How do I create a Digital Signature
You can obtain a digital signature from a reputable certificate authority such as Sectigo, or you can create it yourself. You need a digital certificate to digitally sign a document. However, if you create and use a self-signed certificate the recipients of your documents will not be able to verify the authenticity of your digital signature. They will have to manually trust your self-signed certificate.
If you want the recipients of your documents to be able to verify the authenticity of your digital signature then you must obtain a digital certificate from a reputable CA.
After downloading and installing the certificate – you will be able to use the ‘Sign’ and ‘Encrypt’ buttons on your mail client to encrypt and digitally sign your emails. This makes more sense in a business scenario, as it assures the recipient that it was genuinely sent by you and not by some impersonator.

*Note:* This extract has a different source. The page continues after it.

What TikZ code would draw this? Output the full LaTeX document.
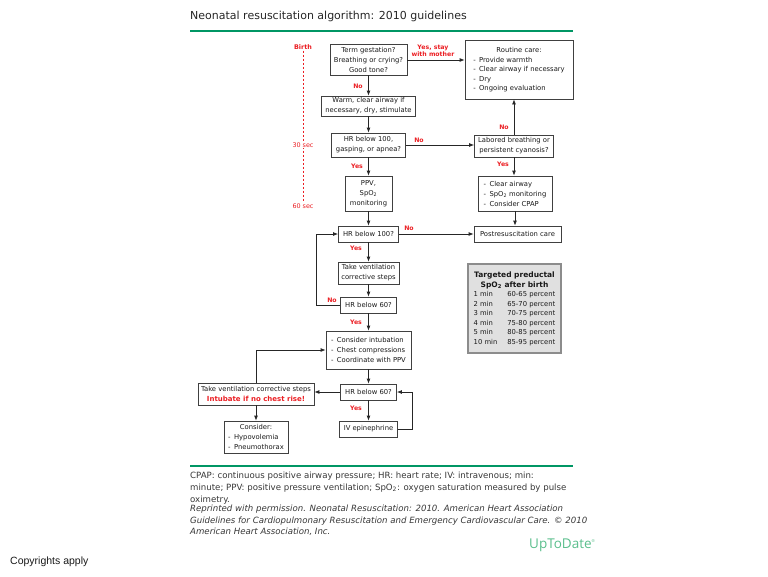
\documentclass[tikz,border=0pt]{standalone}
\usepackage{fontspec}
\setmainfont{DejaVu Sans}
\newfontfamily\logofont{Open Sans}
\newfontfamily\copyfont{Liberation Sans}
\usetikzlibrary{arrows.meta,calc}

\definecolor{utdgreen}{RGB}{0,150,100}
\definecolor{logogreen}{RGB}{90,190,140}
\definecolor{alertred}{RGB}{235,30,35}
\definecolor{notegray}{RGB}{55,55,55}

\newcommand{\hdr}[1]{\multicolumn{1}{@{}c@{}}{#1}}
\newcommand{\dsh}{-\enspace}

\tikzset{
  box/.style={draw=black!75, line width=0.8pt, text=black!90, font=\fontsize{6.8}{10}\selectfont, align=center, inner sep=1pt},
  lbl/.style={text=alertred, font=\fontsize{6.2}{7.5}\selectfont\bfseries, inner sep=0pt, align=center},
  arr/.style={-{Latex[length=5pt,width=4pt]}, line width=0.8pt, black!85},
  tick/.style={text=alertred, font=\fontsize{6.4}{7.5}\selectfont, inner sep=1pt, fill=white},
}

\begin{document}
\begin{tikzpicture}[x=1pt,y=-1pt]
	\useasboundingbox (0,0) rectangle (768,576);

	% heading
	\node[anchor=west, inner sep=0pt, text=black!85, font=\fontsize{11}{13}\selectfont] (title) at (190,16) {Neonatal resuscitation algorithm: 2010 guidelines};
	\draw[utdgreen, line width=2.6pt] (190,31) -- (573,31);

	% time line
	\node[tick, font=\fontsize{6.4}{7.5}\selectfont\bfseries] (birth) at (303,47) {Birth};
	\node[tick] (t60) at (303,206) {60 sec};
	\draw[alertred, line width=0.6pt, dash pattern=on 2pt off 2pt] (birth.south) -- (t60.north);
	\node[tick] (t30) at (303,145) {30 sec};

	% left column
	\node[box, minimum width=77pt, minimum height=31pt] (term) at (368.5,59.5) {Term gestation?\\Breathing or crying?\\Good tone?};
	\node[box, minimum width=94pt, minimum height=20pt] (warm) at (368.5,106) {Warm, clear airway if\\necessary, dry, stimulate};
	\node[box, minimum width=74pt, minimum height=24pt] (hrA) at (368.5,145) {HR below 100,\\gasping, or apnea?};
	\node[box, minimum width=47pt, minimum height=35pt] (ppv) at (368.5,193.5) {PPV,\\SpO\textsubscript{2}\\monitoring};
	\node[box, minimum width=60pt, minimum height=16pt] (hrB) at (368.5,234) {HR below 100?};
	\node[box, minimum width=61pt, minimum height=22pt] (vent) at (368.5,273) {Take ventilation\\corrective steps};
	\node[box, minimum width=56pt, minimum height=16pt] (hrC) at (368.5,305) {HR below 60?};
	\node[box, minimum width=85pt, minimum height=38pt, align=left] (intub) at (368.5,350) {\dsh Consider intubation\\\dsh Chest compressions\\\dsh Coordinate with PPV};
	\node[box, minimum width=56pt, minimum height=16pt] (hrD) at (368.5,392) {HR below 60?};
	\node[box, minimum width=58pt, minimum height=16pt] (epi) at (368.5,429) {IV epinephrine};

	% right column
	\node[box, minimum width=108pt, minimum height=59pt] (routine) at (519,69.5) {\begin{tabular}{@{}l@{}}\hdr{Routine care:}\\[-0.5pt]\dsh Provide warmth\\[-0.5pt]\dsh Clear airway if necessary\\[-0.5pt]\dsh Dry\\[-0.5pt]\dsh Ongoing evaluation\end{tabular}};
	\node[box, minimum width=79pt, minimum height=22pt] (labored) at (514,146) {Labored breathing or\\persistent cyanosis?};
	\node[box, minimum width=74pt, minimum height=35pt, align=left] (clear) at (515,193.5) {\dsh Clear airway\\\dsh SpO\textsubscript{2} monitoring\\\dsh Consider CPAP};
	\node[box, minimum width=87pt, minimum height=16pt] (post) at (517.5,234) {Postresuscitation care};

	% far left
	\node[box, minimum width=116pt, minimum height=22pt] (vent2) at (256,394) {Take ventilation corrective steps\\{\color{alertred}\bfseries\fontsize{7}{8}\selectfont Intubate if no chest rise!}};
	\node[box, minimum width=64pt, minimum height=32pt] (consider) at (256,437) {\begin{tabular}{@{}l@{}}\hdr{Consider:}\\\dsh Hypovolemia\\\dsh Pneumothorax\end{tabular}};

	% SpO2 targets
	\node[box, draw=black!45, fill=black!12, line width=1.2pt, minimum width=93pt, minimum height=89pt] (spo2) at (514.5,308.5) {\begin{tabular}{@{}l@{\hspace{10pt}}l@{}}
		\multicolumn{2}{@{}c@{}}{\bfseries\fontsize{7.5}{9.5}\selectfont Targeted preductal}\\
		\multicolumn{2}{@{}c@{}}{\bfseries\fontsize{7.5}{9.5}\selectfont SpO\textsubscript{2} after birth}\\[-0.5pt]
		1 min & 60-65 percent\\[-0.5pt]
		2 min & 65-70 percent\\[-0.5pt]
		3 min & 70-75 percent\\[-0.5pt]
		4 min & 75-80 percent\\[-0.5pt]
		5 min & 80-85 percent\\[-0.5pt]
		10 min & 85-95 percent
	\end{tabular}};

	% arrows
	\draw[arr] (term.east |- 0,60) -- (routine.west |- 0,60);
	\draw[arr] (term) -- (warm);
	\draw[arr] (warm) -- (hrA);
	\draw[arr] (hrA.east) -- (hrA.east -| labored.west);
	\draw[arr] (labored.north) -- (labored.north |- routine.south);
	\draw[arr] (hrA) -- (ppv);
	\draw[arr] (labored.south) -- (labored.south |- clear.north);
	\draw[arr] (ppv) -- (hrB);
	\draw[arr] (clear.south) -- (clear.south |- post.north);
	\draw[arr] (hrB.east) -- (post.west);
	\draw[arr] (hrB) -- (vent);
	\draw[arr] (vent) -- (hrC);
	\draw[arr] (hrC.west) -- ++(-24,0) |- (hrB.west);
	\draw[arr] (hrC) -- (intub);
	\draw[arr] (intub) -- (hrD);
	\draw[arr] (hrD.west) -- (hrD.west -| vent2.east);
	\draw[arr] (vent2.north) |- (intub.west);
	\draw[arr] (hrD) -- (epi);
	\draw[arr] (epi.east) -- ++(14,0) |- (hrD.east);
	\draw[arr] (vent2.south) -- (vent2.south |- consider.north);

	% red labels
	\node[lbl] (yesstay) at (433,51) {Yes, stay\\with mother};
	\node[lbl] (noA) at (358,86) {No};
	\node[lbl] (noB) at (419,140) {No};
	\node[lbl] (noC) at (504,127) {No};
	\node[lbl] (yesA) at (357,166) {Yes};
	\node[lbl] (yesB) at (503,164) {Yes};
	\node[lbl] (noD) at (409,228) {No};
	\node[lbl] (yesC) at (356,248) {Yes};
	\node[lbl] (noE) at (332,300) {No};
	\node[lbl] (yesD) at (356,322) {Yes};
	\node[lbl] (yesE) at (356,408) {Yes};

	% notes
	\draw[utdgreen, line width=1.4pt] (190,466) -- (573,466);
	\node[anchor=north west, inner sep=0pt, align=left, text=notegray, font=\fontsize{8.6}{12}\selectfont] (abbr) at (190,471.5) {CPAP: continuous positive airway pressure; HR: heart rate; IV: intravenous; min:\\minute; PPV: positive pressure ventilation; SpO\textsubscript{2}: oxygen saturation measured by pulse\\oximetry.};
	\node[anchor=north west, inner sep=0pt, align=left, text=notegray, font=\fontsize{8.6}{11.5}\selectfont\itshape] (reprint) at (190,505) {Reprinted with permission. Neonatal Resuscitation: 2010. American Heart Association\\Guidelines for Cardiopulmonary Resuscitation and Emergency Cardiovascular Care. © 2010\\American Heart Association, Inc.};

	\node[anchor=west, inner sep=0pt, text=logogreen, font=\logofont\fontsize{13.5}{15}\selectfont] (logo) at (529,545) {UpToDate\textsuperscript{\fontsize{4}{4}\selectfont ®}};
	\node[anchor=west, inner sep=0pt, text=black!90, font=\copyfont\fontsize{10.5}{12}\selectfont] (copy) at (10,562) {Copyrights apply};
\end{tikzpicture}
\end{document}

What is a digital certificate
A digital certificate is an electronic document issued by a Certificate Authority (CA). It contains the public key for a digital signature and specifies the identity associated with the key, such as the name of an organization.
The certificate is used to confirm that the public key belongs to the specific organization. The CA acts as the guarantor. Digital certificates must be issued by a trusted authority and are only valid for a specified time. They are required in order to create a digital signature.
Digital certificate vs digital signature
The digital signature is used to verify authenticity, integrity, non-repudiation, i.e. it is assuring that the message is sent by the known user and not modified.
while the digital certificate is used to verify the identity of the user, maybe sender or receiver. Thus, digital signature and certificate are different kinds of things but both are used for security. Most websites use digital certificates to enhance the trust of their users.